Probability of exactly x successes on n repeated trials, with p probability.

Can be approximated to a normal distribution, using the expected value and the standard deviation.

The expected value of the binomial distribution is:

`E(X) = np`

The standard deviation of the binomial distribution is:

`√(V(X)) = √(np(1-p))`

Normal probability distribution

Problems of normally distributed distributions can be solved using the z-score formula.

In a set with mean
`\mu` and standard deviation
`\sigma`, the z-score of a measure X is given by:

`Z = (X - \mu)/(\sigma)`

The Z-score measures how many standard deviations the measure is from the mean. After finding the Z-score, we look at the z-score table and find the p-value associated with this z-score. This p-value is the probability that the value of the measure is smaller than X, that is, the percentile of X. Subtracting 1 by the p-value, we get the probability that the value of the measure is greater than X.

When we are approximating a binomial distribution to a normal one, we have that
`\mu = E(X)`,
`\sigma = √(V(X))`.

About 12.5% of restaurant bills are incorrect.

This means that
`p = 0.125`

200 bills are selected at random

This means that
`n = 200`

Mean and standard deviation:

`\mu = E(X) = np = 200*0.125 = 25`

`\sigma = √(V(X)) = √(np(1-p)) = √(200*0.125*0.875) = 4.677`

Find the probability that at least 22 will contain an error.

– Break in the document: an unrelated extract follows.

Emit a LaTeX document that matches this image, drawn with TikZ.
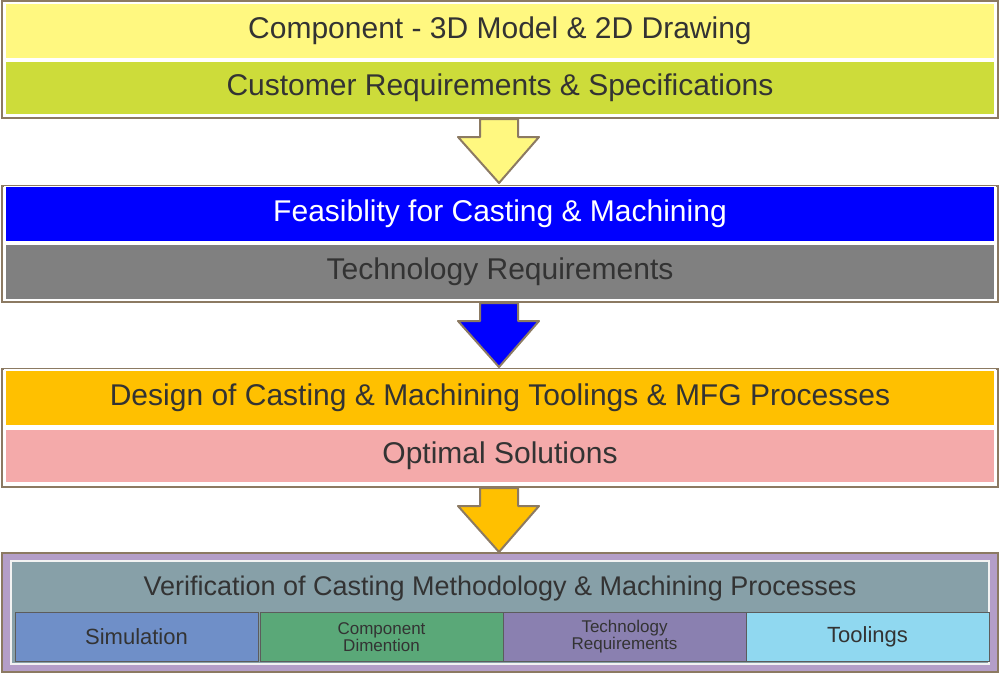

Using continuity correction, this is
`P(X \geq 22 - 0.5) = P(X \geq 21.5)`, which is 1 subtracted by the p-value of Z when X = 21.5. So

`Z = (X - \mu)/(\sigma)`

`Z = (21.5 - 25)/(4.677)`

`Z = -0.75`

`Z = -0.75` has a p-value of 0.2266.

1 - 0.2266 = 0.7734

0.7734 = 77.34% probability that at least 22 will contain an error. Probability above 50%, which means that this is likely to occur.